The share issuance was carried out as a private placement in order to complete a
transaction and without the significant discount typically seen in rights issues, and also
for the Company to be able to complete a transaction in today's market conditions. The
Private Placement constitutes less than 10 per cent of the issued and outstanding
shares in the Company and is resolved on the basis of an authorisation to the Board of
Directors granted by the Company's general meeting and which explicitly allows the
Board of Directors to deviate from the shareholders' pre-emptive rights. The number of
institutional investors in the Company will be increased through the Private Placement
and the Company will thus achieve a strengthened shareholder base. As a consequence
of the private placement structure, the shareholders' preferential rights were deviated
from.
The Board of Directors will propose to the annual general meeting ("AGM") that the AGM
resolves a subsequent offering of up to 200,000 new shares directed towards
shareholders in the Company as of close of trading yesterday, 3 May 2016 (and as
registered in the VPS on 9 May 2016) who were not allocated shares in the Private
Placement, and who are not resident in a jurisdiction where such offering would be
unlawful, or would (in jurisdictions other than Norway) require any prospectus filing,
registration or similar action (the "Subsequent Offering"). The subscription price in the
Subsequent Offering will be NOK 133, i.e. equal to the subscription price in the Private
Placement. Subject to approval of the Subsequent Offering by the AGM, the Company
expects that the subscription period for the Subsequent Offering will commence shortly
after the AGM and approval of a prospectus by the Norwegian Financial Supervisory
Authority.
Carnegie and DNB Markets (the "Managers") acted as joint bookrunners in the Private
Placement. Thommessen is legal advisor to the Company.
Media and Investor contacts for NEXT Biometrics:
Tore Etholm-Idsøe, CEO, [email protected]
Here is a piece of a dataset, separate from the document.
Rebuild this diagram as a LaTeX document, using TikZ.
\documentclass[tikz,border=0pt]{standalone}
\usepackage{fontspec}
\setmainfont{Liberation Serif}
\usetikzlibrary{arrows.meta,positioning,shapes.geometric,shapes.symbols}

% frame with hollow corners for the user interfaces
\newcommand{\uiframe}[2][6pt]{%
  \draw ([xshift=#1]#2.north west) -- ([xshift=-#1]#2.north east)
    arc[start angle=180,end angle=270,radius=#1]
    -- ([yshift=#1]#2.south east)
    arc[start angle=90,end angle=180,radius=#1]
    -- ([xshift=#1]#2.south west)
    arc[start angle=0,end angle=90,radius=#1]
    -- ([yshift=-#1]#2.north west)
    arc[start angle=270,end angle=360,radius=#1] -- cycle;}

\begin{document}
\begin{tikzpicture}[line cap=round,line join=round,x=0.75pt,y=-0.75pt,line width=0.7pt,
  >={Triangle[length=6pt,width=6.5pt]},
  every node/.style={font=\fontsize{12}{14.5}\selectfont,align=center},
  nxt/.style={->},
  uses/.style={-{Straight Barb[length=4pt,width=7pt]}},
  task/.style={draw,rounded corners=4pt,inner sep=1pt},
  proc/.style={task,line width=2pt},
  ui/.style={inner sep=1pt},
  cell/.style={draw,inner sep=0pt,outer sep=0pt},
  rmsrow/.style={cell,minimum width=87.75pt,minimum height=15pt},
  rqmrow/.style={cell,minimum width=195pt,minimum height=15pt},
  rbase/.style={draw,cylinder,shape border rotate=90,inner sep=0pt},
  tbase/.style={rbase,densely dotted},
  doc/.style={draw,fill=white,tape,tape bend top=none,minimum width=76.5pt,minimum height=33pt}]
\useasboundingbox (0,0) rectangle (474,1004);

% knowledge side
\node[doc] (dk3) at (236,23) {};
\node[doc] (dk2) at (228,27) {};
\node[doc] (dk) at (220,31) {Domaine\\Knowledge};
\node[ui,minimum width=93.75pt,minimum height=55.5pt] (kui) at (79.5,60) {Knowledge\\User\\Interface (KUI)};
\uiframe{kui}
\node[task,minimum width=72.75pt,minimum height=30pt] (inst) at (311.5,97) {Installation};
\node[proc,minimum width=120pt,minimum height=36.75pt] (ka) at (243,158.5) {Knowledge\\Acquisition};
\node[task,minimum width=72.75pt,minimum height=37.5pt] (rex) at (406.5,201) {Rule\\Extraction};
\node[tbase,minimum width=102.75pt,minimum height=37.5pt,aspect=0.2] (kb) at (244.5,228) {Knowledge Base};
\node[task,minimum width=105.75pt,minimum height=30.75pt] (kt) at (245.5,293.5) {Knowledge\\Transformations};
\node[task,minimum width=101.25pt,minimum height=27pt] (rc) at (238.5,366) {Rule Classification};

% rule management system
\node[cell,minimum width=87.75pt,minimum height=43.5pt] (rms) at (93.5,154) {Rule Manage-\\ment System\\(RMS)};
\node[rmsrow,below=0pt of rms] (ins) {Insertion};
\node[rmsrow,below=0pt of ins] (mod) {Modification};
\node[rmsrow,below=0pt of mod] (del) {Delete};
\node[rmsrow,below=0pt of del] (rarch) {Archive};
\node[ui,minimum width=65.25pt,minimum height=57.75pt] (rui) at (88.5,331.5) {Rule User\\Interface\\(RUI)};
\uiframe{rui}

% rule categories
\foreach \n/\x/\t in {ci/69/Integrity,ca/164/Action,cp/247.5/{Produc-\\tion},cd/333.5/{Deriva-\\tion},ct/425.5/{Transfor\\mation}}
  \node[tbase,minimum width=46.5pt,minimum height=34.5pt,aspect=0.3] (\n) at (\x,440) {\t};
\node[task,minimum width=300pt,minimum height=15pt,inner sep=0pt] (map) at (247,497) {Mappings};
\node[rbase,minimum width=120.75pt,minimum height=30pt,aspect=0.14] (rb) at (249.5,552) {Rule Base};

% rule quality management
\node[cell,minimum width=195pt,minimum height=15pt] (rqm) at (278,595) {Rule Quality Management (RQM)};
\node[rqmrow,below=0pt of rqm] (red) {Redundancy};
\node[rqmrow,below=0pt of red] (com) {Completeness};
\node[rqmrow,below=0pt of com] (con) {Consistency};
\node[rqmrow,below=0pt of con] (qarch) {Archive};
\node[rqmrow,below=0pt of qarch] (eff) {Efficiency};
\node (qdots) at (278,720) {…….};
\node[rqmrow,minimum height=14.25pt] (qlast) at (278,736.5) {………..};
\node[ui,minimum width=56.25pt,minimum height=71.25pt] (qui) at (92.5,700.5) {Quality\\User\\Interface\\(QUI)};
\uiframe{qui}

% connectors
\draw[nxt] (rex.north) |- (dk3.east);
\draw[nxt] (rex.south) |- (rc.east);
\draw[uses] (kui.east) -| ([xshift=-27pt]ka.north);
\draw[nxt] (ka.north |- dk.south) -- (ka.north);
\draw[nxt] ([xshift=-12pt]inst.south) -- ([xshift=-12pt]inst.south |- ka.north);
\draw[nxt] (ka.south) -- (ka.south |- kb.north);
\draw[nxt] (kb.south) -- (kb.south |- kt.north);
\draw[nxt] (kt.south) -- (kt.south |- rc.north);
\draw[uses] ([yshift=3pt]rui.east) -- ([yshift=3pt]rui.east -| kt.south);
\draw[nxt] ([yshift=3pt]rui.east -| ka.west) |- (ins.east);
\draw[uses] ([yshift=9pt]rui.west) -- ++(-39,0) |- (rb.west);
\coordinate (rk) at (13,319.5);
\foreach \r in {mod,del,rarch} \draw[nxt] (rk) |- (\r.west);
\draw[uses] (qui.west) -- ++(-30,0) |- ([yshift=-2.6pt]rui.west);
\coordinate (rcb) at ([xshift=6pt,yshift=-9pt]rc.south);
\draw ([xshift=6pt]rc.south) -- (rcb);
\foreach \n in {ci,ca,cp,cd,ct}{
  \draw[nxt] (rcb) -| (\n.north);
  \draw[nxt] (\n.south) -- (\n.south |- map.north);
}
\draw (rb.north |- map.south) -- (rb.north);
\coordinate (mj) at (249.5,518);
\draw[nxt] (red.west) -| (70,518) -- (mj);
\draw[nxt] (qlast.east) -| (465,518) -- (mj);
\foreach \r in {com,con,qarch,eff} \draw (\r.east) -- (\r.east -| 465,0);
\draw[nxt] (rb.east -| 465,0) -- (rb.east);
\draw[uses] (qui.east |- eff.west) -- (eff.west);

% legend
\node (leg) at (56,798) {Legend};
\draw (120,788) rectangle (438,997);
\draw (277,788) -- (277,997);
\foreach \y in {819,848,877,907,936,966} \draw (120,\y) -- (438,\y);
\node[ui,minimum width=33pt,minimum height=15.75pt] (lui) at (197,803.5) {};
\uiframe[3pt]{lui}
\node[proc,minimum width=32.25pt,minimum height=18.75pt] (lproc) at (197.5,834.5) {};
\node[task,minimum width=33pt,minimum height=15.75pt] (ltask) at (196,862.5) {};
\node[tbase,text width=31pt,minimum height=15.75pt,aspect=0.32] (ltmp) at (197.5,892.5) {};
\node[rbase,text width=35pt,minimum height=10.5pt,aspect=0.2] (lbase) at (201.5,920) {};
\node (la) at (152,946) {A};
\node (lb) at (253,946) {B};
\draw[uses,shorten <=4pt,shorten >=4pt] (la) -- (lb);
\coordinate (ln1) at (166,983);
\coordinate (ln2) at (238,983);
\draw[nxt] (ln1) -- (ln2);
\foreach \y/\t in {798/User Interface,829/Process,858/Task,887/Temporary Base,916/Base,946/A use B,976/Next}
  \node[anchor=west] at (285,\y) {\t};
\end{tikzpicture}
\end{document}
and Knut Stalen, CFO, [email protected].
About NEXT Biometrics:
Enabled by its patented NEXT Active Thermal principle, NEXT Biometrics
(www.NextBiometrics.com) offers high quality area fingerprint sensors at a fraction of
the prices of comparable competitors. A wide range of product formats including Smart
Cards, Smartphones, Tablets, PC's, Doors, Time registration systems, Wearables,
Payment terminals, Flashdrives, USB-tokens, Key fobs and many more are targeted.
IMPORTANT NOTICE:
This announcement is not and does not form a part of any offer for sale of securities.
Copies of this announcement are not being made and may not be distributed or sent
into the United States, Australia, Canada, Japan or any other jurisdiction in which such
distribution would be unlawful or would require registration or other measures.
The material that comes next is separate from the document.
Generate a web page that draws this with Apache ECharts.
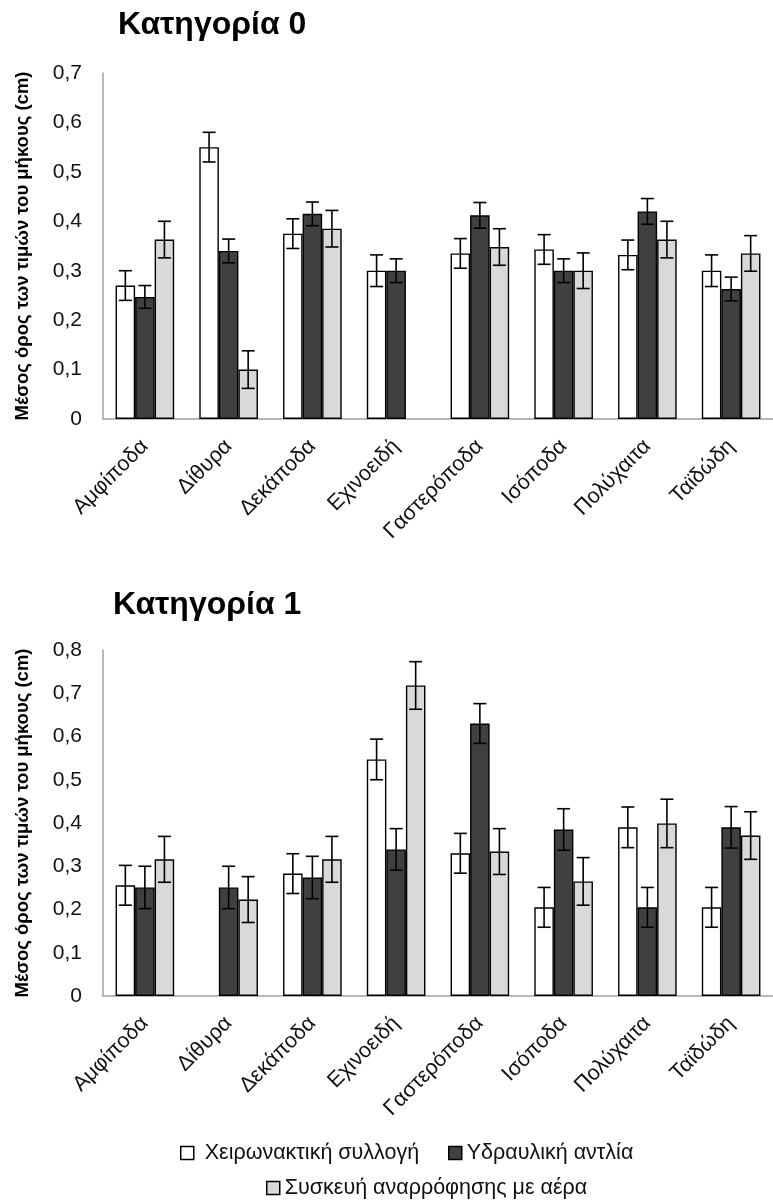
<!DOCTYPE html>
<html>
<head>
<meta charset="utf-8">
<script src="https://cdn.jsdelivr.net/npm/echarts@6/dist/echarts.min.js"></script>
<style>html,body{margin:0;padding:0;background:#fff}#c{width:773px;height:1200px}</style>
</head>
<body>
<div id="c"></div>
<script>
const categories = ['Αμφίποδα','Δίθυρα','Δεκάποδα','Εχινοειδή','Γαστερόποδα','Ισόποδα','Πολύχαιτα','Ταϊδώδη'];
const seriesNames = ['Χειρωνακτική συλλογή','Υδραυλική αντλία','Συσκευή αναρρόφησης με αέρα'];
const titles = ['Κατηγορία 0','Κατηγορία 1'];
const yAxisName = 'Μέσος όρος των τιμών του μήκους (cm)';

// Κατηγορία 0
const cat0Manual = [0.27, 0.55, 0.375, 0.30, 0.335, 0.343, 0.332, 0.30];
const cat0ManualErr = [0.03, 0.03, 0.03, 0.032, 0.03, 0.03, 0.03, 0.032];
const cat0Pump = [0.247, 0.34, 0.415, 0.30, 0.412, 0.30, 0.42, 0.263];
const cat0PumpErr = [0.023, 0.024, 0.024, 0.024, 0.026, 0.024, 0.026, 0.024];
const cat0Air = [0.363, 0.10, 0.385, null, 0.348, 0.30, 0.363, 0.335];
const cat0AirErr = [0.037, 0.038, 0.037, null, 0.037, 0.036, 0.037, 0.036];

// Κατηγορία 1
const cat1Manual = [0.256, null, 0.283, 0.547, 0.33, 0.205, 0.39, 0.205];
const cat1ManualErr = [0.046, null, 0.046, 0.047, 0.046, 0.046, 0.047, 0.046];
const cat1Pump = [0.251, 0.251, 0.274, 0.339, 0.63, 0.385, 0.205, 0.39];
const cat1PumpErr = [0.049, 0.049, 0.049, 0.048, 0.046, 0.048, 0.046, 0.048];
const cat1Air = [0.316, 0.223, 0.316, 0.718, 0.334, 0.265, 0.399, 0.371];
const cat1AirErr = [0.053, 0.053, 0.053, 0.055, 0.053, 0.055, 0.056, 0.055];

const yTicks0 = {min: 0, max: 0.7, interval: 0.1};
const yTicks1 = {min: 0, max: 0.8, interval: 0.1};

const colors = ['#ffffff', '#404040', '#d9d9d9'];
const FONT = 'Liberation Sans, Arial, sans-serif';

function errRenderer(k) {
  return function (params, api) {
    const ci = api.value(0), v = api.value(1), e = api.value(2);
    const band = api.size([1, 0])[0];
    const bw = band * 0.7 / 3;
    const x = api.coord([ci, v])[0] + (k - 1) * bw;
    const yT = api.coord([ci, v + e])[1];
    const yB = api.coord([ci, v - e])[1];
    const cap = 6.5;
    const st = {stroke: '#000', lineWidth: 1.6};
    return {type: 'group', children: [
      {type: 'line', shape: {x1: x, y1: yT, x2: x, y2: yB}, style: st},
      {type: 'line', shape: {x1: x - cap, y1: yT, x2: x + cap, y2: yT}, style: st},
      {type: 'line', shape: {x1: x - cap, y1: yB, x2: x + cap, y2: yB}, style: st}
    ]};
  };
}

function errData(vals, errs) {
  const out = [];
  vals.forEach((v, i) => { if (v != null && errs[i] != null) out.push([i, v, errs[i]]); });
  return out;
}

const groups = [
  {vals: [cat0Manual, cat0Pump, cat0Air], errs: [cat0ManualErr, cat0PumpErr, cat0AirErr]},
  {vals: [cat1Manual, cat1Pump, cat1Air], errs: [cat1ManualErr, cat1PumpErr, cat1AirErr]}
];

const series = [];
groups.forEach((g, gi) => {
  g.vals.forEach((vals, k) => {
    series.push({
      name: seriesNames[k], type: 'bar', xAxisIndex: gi, yAxisIndex: gi,
      data: vals.map(v => v == null ? '-' : v),
      barGap: '0%', barCategoryGap: '30%',
      itemStyle: {color: colors[k], borderColor: '#000', borderWidth: 1.4},
      emphasis: {disabled: true}, z: 2
    });
  });
  g.vals.forEach((vals, k) => {
    series.push({
      type: 'custom', xAxisIndex: gi, yAxisIndex: gi,
      renderItem: errRenderer(k), data: errData(vals, g.errs[k]),
      encode: {x: 0, y: 1}, z: 5, silent: true
    });
  });
});

function yAxis(gi, t) {
  return {
    type: 'value', gridIndex: gi, min: t.min, max: t.max, interval: t.interval,
    name: yAxisName, nameLocation: 'middle', nameGap: 71, nameRotate: 90,
    nameTextStyle: {fontFamily: FONT, fontWeight: 'bold', fontSize: 18.5, color: '#000'},
    axisLine: {show: true, lineStyle: {color: '#a0a0a0', width: 1.5}},
    axisTick: {show: false}, splitLine: {show: false},
    axisLabel: {fontFamily: FONT, fontSize: 21, color: '#111', margin: 21,
      formatter: v => (Math.round(v * 10) / 10).toString().replace('.', ',')}
  };
}
function xAxis(gi) {
  return {
    type: 'category', gridIndex: gi, data: categories,
    axisLine: {show: true, lineStyle: {color: '#a0a0a0', width: 1.5}},
    axisTick: {show: false},
    axisLabel: {fontFamily: FONT, fontSize: 21.5, color: '#111', rotate: 45, interval: 0, margin: 24}
  };
}

const legendText = {fontFamily: FONT, fontSize: 21.5, color: '#111'};
const legendBase = {itemWidth: 13, itemHeight: 13, icon: 'rect', textStyle: legendText, selectedMode: false, padding: 0,
  itemStyle: {borderColor: '#000', borderWidth: 1.5}};

const chart = echarts.init(document.getElementById('c'), null, {renderer: 'canvas'});
chart.setOption({
  animation: false,
  backgroundColor: '#fff',
  title: [
    {text: titles[0], left: 118, top: 9, padding: 0, textStyle: {fontFamily: FONT, fontWeight: 'bold', fontSize: 32, color: '#000'}},
    {text: titles[1], left: 113, top: 589, padding: 0, textStyle: {fontFamily: FONT, fontWeight: 'bold', fontSize: 32, color: '#000'}}
  ],
  grid: [
    {left: 103, top: 73, width: 677, height: 346, containLabel: false},
    {left: 103, top: 650, width: 672, height: 346, containLabel: false}
  ],
  xAxis: [xAxis(0), xAxis(1)],
  yAxis: [yAxis(0, yTicks0), yAxis(1, yTicks1)],
  legend: [
    Object.assign({}, legendBase, {data: [seriesNames[0]], left: 180, top: 1142, formatter: ' {name}'}),
    Object.assign({}, legendBase, {data: [seriesNames[1]], left: 448, top: 1142}),
    Object.assign({}, legendBase, {data: [seriesNames[2]], left: 266, top: 1177})
  ],
  series: series
});
</script>
</body>
</html>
The securities referred to in this announcement have not been and will not be registered
under the U.S. Securities Act of 1933, as amended (the "Securities Act"), and
accordingly may not be offered or sold in the United States absent registration or an
exemption from the registration requirements of the Securities Act and in accordance
with applicable U.S. state securities laws. The Company does not intend to register any
part of the offering in the United States or to conduct a public offering of securities in
the United States. Any offering of the securities referred to in this announcement will be
made by means of a prospectus.
This announcement is not a prospectus for the purposes of Directive 2003/71/EC
(together with any applicable implementing measures in any Member State, the
"Prospectus Directive"). Investors should not subscribe for any securities referred to in
this announcement except on the basis of information contained in the aforementioned
prospectus. In any EEA Member State other than Norway that has implemented the
Prospectus Directive, this communication is only addressed to and is only directed at
qualified investors in that Member State within the meaning of the Prospectus Directive,
i.e., only to investors who can receive the offer without an approved prospectus in such
EEA Member State.
This communication is only being distributed to and is only directed at persons in the
United Kingdom that are (i) investment professionals falling within Article 19(5) of the
Financial Services and Markets Act 2000 (Financial Promotion) Order 2005, as amended
(the "Order") or (ii) high net worth entities, and other persons to whom this
announcement may lawfully be communicated, falling within Article 49(2)(a) to (d) of
the Order (all such persons together being referred to as "relevant persons"). This
communication must not be acted on or relied on by persons who are not relevant
persons. Any investment or investment activity to which this communication relates is
available only to relevant persons and will be engaged in only with relevant persons.
Persons distributing this communication must satisfy themselves that it is lawful to do
so.
The information, opinions and forward-looking statements contained in this
announcement speak only as at its date, and are subject to change without notice.